* [DO THIS]
Extract from the entries below, exactly as given, only the lines from the line containing "Clone this chart" to the line containing "import * as", both lines included.

Plotting code records
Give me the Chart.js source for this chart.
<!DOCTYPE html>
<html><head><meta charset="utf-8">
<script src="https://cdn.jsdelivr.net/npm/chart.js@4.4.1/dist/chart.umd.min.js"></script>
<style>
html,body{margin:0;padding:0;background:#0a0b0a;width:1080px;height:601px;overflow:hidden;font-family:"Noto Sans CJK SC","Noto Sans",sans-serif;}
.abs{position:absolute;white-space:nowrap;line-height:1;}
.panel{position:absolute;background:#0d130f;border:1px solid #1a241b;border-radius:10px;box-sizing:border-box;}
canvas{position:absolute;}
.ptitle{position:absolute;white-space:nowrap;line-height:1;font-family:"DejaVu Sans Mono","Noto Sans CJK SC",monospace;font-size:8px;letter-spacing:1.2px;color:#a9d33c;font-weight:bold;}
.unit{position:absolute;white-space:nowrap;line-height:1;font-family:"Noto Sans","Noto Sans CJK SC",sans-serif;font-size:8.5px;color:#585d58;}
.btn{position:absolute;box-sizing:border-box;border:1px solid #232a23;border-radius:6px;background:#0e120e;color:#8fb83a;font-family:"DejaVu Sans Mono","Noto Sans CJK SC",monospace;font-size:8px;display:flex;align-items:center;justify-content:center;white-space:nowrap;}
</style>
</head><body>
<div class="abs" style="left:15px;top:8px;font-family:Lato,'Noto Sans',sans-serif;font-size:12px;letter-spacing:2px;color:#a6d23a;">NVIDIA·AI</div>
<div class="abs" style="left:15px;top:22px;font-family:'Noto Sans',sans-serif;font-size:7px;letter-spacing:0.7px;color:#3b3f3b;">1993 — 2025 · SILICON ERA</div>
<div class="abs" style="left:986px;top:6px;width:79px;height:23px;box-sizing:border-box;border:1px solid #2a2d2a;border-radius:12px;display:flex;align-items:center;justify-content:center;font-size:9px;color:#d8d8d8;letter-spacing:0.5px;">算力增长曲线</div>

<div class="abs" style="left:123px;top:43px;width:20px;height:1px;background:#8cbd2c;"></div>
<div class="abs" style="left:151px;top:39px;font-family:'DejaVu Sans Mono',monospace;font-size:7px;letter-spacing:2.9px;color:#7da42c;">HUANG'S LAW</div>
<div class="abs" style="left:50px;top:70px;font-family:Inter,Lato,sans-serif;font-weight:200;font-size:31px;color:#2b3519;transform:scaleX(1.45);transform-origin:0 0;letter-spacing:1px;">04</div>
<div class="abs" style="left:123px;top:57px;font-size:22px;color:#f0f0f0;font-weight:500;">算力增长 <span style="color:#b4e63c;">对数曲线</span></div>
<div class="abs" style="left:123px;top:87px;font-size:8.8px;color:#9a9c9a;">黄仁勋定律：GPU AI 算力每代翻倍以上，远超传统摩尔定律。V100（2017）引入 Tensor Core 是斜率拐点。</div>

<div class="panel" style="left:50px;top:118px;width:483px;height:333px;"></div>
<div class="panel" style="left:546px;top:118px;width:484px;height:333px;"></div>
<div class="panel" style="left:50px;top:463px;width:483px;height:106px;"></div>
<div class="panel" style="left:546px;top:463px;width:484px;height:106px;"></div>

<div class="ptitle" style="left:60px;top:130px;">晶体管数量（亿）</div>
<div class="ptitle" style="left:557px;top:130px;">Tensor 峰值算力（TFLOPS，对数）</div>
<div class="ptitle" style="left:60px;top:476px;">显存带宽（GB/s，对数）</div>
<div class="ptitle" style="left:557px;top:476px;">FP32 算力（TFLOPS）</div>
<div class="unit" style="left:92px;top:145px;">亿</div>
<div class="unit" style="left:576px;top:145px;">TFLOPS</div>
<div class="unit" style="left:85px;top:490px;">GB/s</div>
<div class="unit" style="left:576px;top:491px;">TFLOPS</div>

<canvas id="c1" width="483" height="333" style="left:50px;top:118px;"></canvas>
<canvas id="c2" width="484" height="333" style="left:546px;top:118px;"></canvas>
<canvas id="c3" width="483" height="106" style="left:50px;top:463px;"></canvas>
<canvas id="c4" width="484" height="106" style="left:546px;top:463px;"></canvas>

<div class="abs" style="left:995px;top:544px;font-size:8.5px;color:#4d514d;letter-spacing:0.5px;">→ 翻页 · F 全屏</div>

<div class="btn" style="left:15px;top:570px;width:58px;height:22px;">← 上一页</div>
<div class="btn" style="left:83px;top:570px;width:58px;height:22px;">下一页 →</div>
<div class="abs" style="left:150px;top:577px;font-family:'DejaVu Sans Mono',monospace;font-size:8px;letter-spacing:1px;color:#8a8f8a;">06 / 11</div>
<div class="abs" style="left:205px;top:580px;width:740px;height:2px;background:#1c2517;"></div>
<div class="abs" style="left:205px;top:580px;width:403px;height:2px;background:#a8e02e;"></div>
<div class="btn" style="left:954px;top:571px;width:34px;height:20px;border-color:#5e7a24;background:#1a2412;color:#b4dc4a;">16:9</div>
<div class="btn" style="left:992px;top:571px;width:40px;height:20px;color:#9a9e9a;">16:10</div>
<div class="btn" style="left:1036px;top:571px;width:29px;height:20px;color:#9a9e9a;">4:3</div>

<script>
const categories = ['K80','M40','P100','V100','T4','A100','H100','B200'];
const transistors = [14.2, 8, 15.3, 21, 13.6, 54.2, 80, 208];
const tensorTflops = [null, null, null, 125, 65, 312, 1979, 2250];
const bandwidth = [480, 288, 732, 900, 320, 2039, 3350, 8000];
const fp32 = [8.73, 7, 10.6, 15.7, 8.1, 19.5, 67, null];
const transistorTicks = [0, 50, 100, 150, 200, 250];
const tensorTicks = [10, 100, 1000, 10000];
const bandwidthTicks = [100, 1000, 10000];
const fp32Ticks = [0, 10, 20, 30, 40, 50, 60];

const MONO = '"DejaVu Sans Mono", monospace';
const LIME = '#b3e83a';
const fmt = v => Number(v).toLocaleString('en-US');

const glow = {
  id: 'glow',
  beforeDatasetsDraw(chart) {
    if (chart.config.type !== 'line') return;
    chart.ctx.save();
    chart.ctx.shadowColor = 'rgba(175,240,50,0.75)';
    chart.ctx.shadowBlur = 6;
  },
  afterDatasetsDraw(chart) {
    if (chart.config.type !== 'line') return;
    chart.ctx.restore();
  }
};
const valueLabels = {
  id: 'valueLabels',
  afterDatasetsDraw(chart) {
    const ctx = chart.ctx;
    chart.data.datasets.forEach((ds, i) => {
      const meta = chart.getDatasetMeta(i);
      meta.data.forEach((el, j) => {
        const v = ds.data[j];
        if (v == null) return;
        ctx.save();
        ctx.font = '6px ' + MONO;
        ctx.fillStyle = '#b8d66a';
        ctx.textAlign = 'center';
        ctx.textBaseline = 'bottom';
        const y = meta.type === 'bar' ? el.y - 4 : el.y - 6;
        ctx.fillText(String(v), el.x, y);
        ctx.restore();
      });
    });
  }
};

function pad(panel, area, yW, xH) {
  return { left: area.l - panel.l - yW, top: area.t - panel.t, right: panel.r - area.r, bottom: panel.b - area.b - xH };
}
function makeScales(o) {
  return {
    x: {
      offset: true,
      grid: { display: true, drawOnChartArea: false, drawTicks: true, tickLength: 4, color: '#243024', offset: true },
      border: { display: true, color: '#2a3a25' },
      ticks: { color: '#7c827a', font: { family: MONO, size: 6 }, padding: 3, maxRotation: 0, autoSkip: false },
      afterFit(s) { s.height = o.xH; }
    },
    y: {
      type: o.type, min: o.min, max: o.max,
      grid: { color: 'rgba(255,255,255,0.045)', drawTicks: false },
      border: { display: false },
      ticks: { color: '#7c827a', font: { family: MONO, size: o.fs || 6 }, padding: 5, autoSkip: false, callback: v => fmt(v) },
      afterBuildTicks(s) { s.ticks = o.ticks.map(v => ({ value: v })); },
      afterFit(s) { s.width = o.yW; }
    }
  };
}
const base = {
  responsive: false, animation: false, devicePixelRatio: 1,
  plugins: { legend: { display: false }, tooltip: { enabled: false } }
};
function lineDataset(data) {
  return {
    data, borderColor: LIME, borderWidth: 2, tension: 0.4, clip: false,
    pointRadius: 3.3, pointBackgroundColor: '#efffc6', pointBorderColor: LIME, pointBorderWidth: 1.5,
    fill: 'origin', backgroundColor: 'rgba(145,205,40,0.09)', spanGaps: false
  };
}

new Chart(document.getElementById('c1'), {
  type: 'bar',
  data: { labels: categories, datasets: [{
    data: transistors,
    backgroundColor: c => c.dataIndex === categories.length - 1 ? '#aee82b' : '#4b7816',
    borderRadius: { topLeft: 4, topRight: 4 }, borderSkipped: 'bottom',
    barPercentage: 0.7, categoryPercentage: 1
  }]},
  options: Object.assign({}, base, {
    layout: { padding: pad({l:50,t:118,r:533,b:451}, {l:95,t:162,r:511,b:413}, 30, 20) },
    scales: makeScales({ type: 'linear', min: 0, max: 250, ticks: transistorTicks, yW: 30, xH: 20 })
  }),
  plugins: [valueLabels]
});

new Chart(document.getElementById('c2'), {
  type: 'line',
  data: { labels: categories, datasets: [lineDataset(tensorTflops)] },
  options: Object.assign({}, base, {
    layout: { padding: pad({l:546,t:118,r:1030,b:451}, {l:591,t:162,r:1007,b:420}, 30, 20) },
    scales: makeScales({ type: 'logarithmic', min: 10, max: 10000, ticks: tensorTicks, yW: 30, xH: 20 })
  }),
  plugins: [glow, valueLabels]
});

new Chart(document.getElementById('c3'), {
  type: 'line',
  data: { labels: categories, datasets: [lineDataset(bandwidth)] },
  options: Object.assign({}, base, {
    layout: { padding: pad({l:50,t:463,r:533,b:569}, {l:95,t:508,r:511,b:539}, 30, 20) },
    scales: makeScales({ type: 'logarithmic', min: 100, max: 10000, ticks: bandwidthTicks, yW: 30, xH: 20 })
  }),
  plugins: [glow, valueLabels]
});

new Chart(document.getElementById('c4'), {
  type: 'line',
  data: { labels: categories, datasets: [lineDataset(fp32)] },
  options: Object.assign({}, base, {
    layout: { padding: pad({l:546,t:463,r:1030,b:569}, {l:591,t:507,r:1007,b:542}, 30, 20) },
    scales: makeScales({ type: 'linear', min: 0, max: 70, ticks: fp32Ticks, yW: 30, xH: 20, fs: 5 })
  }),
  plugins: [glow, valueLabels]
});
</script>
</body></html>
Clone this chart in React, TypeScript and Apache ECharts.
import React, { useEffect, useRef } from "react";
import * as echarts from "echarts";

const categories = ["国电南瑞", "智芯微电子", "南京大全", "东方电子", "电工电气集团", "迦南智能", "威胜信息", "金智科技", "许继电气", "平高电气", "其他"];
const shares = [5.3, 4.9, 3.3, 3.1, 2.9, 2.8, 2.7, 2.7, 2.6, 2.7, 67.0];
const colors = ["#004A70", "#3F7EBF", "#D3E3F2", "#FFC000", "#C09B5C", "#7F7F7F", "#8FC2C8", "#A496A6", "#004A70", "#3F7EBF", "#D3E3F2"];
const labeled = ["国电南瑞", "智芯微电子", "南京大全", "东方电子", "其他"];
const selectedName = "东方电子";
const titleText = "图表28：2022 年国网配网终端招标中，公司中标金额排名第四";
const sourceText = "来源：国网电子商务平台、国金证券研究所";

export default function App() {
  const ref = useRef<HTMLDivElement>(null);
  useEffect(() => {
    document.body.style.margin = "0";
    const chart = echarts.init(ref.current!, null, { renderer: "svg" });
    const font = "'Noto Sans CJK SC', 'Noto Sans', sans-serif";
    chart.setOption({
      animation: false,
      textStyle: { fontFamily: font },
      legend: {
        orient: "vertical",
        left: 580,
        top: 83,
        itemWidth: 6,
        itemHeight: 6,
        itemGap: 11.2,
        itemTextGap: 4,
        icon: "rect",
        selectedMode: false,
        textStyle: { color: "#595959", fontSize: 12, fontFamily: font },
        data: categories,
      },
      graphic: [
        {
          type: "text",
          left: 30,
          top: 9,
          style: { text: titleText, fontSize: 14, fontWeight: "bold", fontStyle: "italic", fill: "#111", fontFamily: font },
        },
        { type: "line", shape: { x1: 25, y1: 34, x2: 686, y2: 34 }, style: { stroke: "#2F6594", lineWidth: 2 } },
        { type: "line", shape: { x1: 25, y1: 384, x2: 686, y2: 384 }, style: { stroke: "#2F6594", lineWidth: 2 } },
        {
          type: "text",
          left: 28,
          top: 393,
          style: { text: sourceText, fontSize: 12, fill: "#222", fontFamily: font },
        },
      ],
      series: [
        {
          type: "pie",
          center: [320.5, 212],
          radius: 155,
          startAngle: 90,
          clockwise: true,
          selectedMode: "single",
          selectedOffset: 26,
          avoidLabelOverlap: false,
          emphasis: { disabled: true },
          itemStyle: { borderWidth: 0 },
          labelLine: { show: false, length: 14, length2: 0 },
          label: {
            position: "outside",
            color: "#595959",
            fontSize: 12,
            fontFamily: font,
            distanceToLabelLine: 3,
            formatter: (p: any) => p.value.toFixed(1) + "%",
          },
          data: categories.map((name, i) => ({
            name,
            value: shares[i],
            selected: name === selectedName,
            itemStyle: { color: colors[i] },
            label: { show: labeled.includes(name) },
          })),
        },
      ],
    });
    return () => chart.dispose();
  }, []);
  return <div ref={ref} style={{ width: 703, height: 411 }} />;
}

* [RESULT OF THE TASK]
Clone this chart in React, TypeScript and Apache ECharts.
import React, { useEffect, useRef } from "react";
import * as echarts from "echarts";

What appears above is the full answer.